Another location for lubrication is the back of the brake pad’s steel backing plate, specifically where it contacts the caliper piston or the stationary abutment. This application is designed to decouple the piston from the pad backing plate, preventing the transfer of vibration that causes noise. If the pads use shims—thin metal or rubber layers designed to dampen vibration—the lubricant should be applied to both sides of the shim that interface with the pad backing plate and the caliper piston face. Applying a thin film in these areas ensures the entire pad assembly can float slightly, reducing the likelihood of metal-to-metal noise when the brakes are engaged.
Areas to Absolutely Avoid
While lubrication is necessary for mechanical function and noise reduction, certain areas of the braking system must remain completely free of any grease or contamination. The most apparent area to avoid is the friction surface of the brake pad itself, which is the material designed to contact the rotor. Any lubricant on this surface will drastically reduce the pad’s coefficient of friction, leading to a severe loss of stopping power, often referred to as brake fade.
Similarly, the rotor surface must be kept clean and dry, as contamination here will transfer to the pad and compromise braking ability.

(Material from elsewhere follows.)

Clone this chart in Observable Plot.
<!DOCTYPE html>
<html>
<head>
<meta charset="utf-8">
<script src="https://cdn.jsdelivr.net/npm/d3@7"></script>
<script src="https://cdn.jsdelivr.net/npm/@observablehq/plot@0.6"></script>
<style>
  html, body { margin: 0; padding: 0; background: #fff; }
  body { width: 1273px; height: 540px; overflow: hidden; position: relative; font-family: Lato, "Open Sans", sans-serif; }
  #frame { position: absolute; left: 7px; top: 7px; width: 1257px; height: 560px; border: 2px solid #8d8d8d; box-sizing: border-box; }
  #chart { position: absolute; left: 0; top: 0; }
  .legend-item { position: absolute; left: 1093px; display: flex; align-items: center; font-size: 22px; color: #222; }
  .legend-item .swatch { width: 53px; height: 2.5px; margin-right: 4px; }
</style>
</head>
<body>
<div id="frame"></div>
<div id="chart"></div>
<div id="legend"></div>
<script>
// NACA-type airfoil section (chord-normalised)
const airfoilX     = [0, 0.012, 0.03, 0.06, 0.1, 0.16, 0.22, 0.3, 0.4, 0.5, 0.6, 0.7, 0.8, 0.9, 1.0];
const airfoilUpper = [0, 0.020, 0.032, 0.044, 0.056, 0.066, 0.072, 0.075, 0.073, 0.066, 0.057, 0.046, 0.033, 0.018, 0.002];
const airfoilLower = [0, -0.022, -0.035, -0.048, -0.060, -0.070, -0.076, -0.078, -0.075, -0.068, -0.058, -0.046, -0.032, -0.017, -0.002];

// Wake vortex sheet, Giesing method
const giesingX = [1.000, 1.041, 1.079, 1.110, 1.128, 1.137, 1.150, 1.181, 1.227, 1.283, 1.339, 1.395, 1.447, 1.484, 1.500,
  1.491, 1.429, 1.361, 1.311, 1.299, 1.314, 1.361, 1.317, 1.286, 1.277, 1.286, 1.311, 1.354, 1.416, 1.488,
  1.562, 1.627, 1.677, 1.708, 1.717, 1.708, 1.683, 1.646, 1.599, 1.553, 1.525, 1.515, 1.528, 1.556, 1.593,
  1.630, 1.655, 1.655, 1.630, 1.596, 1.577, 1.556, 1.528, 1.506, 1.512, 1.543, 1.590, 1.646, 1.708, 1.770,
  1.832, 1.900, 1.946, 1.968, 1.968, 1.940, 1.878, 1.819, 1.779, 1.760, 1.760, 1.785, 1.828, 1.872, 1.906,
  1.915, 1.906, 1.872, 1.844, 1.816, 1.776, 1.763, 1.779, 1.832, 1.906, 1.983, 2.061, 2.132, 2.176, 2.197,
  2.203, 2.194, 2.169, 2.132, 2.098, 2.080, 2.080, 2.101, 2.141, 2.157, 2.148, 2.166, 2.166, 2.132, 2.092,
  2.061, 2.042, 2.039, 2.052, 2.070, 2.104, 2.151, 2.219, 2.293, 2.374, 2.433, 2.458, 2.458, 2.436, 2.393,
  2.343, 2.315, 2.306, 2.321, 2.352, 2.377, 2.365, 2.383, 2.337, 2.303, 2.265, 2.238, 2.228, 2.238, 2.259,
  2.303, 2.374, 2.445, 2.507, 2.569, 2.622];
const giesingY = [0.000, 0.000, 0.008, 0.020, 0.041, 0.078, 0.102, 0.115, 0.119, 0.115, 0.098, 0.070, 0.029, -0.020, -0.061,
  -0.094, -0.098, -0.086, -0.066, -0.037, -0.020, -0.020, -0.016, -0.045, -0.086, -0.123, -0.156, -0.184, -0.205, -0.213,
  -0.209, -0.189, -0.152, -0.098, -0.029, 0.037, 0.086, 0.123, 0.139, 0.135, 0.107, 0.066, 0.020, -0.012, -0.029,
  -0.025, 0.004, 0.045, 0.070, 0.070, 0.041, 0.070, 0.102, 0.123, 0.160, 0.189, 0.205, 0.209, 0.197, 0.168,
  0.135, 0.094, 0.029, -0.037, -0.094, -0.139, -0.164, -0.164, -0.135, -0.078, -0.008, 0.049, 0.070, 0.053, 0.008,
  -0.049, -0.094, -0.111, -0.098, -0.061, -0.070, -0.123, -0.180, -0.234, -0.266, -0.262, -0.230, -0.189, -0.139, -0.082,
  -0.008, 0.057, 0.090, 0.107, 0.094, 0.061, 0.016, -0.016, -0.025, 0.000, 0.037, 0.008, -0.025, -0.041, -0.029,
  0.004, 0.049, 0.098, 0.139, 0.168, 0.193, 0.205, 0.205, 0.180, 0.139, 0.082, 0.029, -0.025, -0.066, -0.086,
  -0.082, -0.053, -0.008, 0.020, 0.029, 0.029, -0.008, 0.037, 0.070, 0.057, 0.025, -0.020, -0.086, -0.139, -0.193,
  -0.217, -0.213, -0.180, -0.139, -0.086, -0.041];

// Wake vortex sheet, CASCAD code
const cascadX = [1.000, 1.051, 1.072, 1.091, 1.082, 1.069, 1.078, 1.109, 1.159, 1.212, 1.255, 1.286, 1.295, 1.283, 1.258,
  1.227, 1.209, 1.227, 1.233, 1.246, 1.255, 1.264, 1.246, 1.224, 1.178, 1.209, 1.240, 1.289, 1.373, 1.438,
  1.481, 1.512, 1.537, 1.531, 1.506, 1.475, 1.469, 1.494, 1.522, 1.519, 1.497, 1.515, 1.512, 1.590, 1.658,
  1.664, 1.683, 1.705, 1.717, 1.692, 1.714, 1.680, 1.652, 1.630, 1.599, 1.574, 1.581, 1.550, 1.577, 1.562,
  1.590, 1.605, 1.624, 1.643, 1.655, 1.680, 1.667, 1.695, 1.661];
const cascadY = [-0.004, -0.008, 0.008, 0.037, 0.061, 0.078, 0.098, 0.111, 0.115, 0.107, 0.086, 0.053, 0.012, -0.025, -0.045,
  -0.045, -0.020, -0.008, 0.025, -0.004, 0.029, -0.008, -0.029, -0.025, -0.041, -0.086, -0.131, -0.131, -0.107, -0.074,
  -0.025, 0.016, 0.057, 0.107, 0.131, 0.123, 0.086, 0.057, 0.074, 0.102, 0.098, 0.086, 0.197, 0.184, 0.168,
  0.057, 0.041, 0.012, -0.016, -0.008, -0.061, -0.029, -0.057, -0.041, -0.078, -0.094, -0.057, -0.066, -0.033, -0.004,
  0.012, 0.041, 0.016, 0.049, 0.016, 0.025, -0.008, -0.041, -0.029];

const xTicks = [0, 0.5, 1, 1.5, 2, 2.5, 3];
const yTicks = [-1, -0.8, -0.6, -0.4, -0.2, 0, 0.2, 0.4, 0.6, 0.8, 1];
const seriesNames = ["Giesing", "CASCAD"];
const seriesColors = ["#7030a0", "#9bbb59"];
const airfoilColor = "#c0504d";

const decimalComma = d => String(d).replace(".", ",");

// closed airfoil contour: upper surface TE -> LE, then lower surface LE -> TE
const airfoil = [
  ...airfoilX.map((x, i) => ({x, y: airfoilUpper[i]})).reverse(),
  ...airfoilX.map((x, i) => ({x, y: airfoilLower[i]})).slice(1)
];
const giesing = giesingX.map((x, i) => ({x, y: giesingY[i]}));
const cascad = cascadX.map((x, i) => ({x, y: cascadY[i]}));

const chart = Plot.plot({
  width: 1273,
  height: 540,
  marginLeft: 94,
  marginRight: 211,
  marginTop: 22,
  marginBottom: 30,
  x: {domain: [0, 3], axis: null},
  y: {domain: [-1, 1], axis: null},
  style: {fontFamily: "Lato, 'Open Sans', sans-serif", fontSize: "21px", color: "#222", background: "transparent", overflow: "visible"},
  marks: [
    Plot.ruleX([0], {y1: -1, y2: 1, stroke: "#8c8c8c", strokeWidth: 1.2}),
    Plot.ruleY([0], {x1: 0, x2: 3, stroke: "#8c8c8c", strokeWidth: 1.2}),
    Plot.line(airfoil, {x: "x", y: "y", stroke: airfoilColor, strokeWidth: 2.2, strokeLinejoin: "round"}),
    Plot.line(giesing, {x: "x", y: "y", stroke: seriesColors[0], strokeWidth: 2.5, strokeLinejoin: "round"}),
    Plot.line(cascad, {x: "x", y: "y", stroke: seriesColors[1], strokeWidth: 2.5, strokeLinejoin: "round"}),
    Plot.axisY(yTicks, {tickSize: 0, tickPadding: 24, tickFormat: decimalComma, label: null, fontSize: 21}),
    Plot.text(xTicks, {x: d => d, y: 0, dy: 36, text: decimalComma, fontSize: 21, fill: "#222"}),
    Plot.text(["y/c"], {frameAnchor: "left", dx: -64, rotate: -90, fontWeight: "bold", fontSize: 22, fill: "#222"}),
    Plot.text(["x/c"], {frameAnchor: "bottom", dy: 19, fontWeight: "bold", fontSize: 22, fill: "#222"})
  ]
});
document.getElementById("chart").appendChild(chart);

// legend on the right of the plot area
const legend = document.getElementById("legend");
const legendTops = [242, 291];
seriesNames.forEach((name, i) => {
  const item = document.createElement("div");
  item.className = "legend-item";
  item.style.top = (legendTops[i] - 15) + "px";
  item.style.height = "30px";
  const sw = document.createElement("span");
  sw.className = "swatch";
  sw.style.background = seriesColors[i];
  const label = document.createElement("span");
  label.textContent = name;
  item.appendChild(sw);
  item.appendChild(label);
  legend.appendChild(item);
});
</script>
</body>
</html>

Care must also be taken to ensure that lubricant does not migrate onto the rubber components of the brake system, such as the piston seal or caliper bore, as this can degrade the rubber over time, leading to fluid leaks. The face of the caliper piston that pushes against the back of the pad should only receive lubricant if the manufacturer specifically calls for it for anti-squeal purposes, and even then, only a minimal amount is used. Contamination of these surfaces compromises the entire system’s ability to generate the necessary friction to safely stop the vehicle.